Can anyone ID this knife. Markings say REAL KEEN stainless steal.

http://s1066.photobucket.com/albums/u409/waveriderj71/?action=view&current=1340114448.jpg


----------



## phatch (Mar 29, 2002)

Sure looks like a saw to me.

REAL KEEN is the brand name it seems with some googling.

perhaps a bone saw for  buthchering?


----------



## boar_d_laze (Feb 13, 2008)

Real Keen was a knife brand  manufactured by Robinson Cutlery -- the company which currently makes Oneida and a lot more.  At least I'm fairly sure that Robinson was the parent.

This particular knife is a bread knife / slicer, NOT a bone saw -- although props to Phatch because the knife certainly looks aggressive. 

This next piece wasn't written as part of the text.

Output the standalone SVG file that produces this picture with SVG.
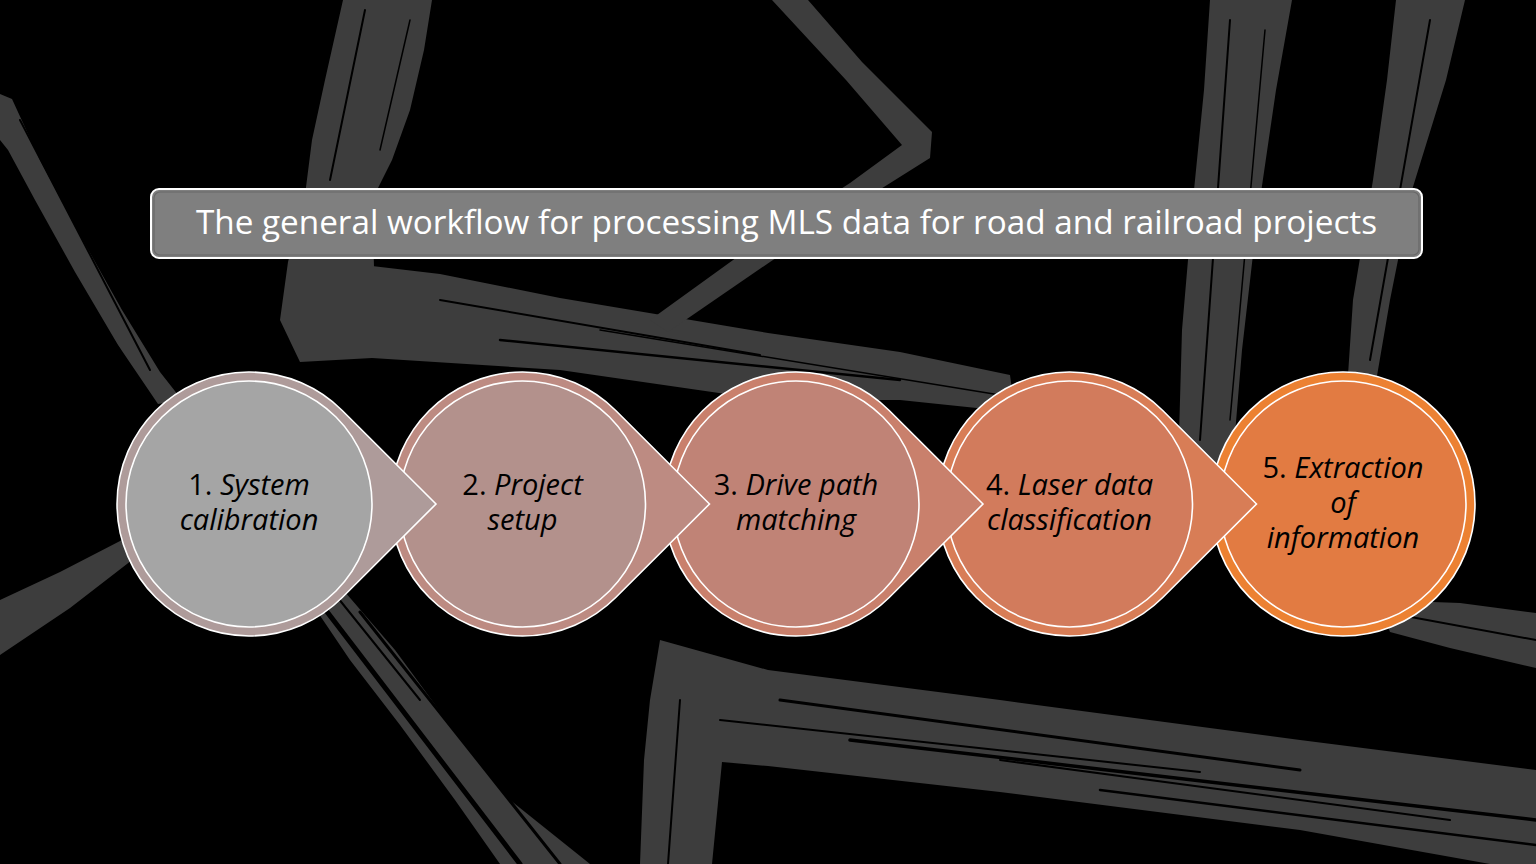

Putting together a lot of things, my guess is that it was made either just before or after WWII.  In other words, late 30s, late 40s, or early 50s. 

If you really want to nail down the particulars, a phone call to Robinson to find the right person (if there is one), followed by an e-mail with a picture is probably your best bet.

BDL


----------



## cheflayne (Aug 21, 2004)

damn, looks like a pre-electric sawzall


----------



## phatch (Mar 29, 2002)

It looks like the teeth alternate bent directions creating a kerf like a saw. At least in that pic.


----------



## knifesavers (Oct 5, 2011)

I`ve seen a similar style edge in a catalog and it was either listed as a cake or frozen food knife. I do not have them handy right now.

I have an old Robinson 8 inch carbon steel chef and it rocks


----------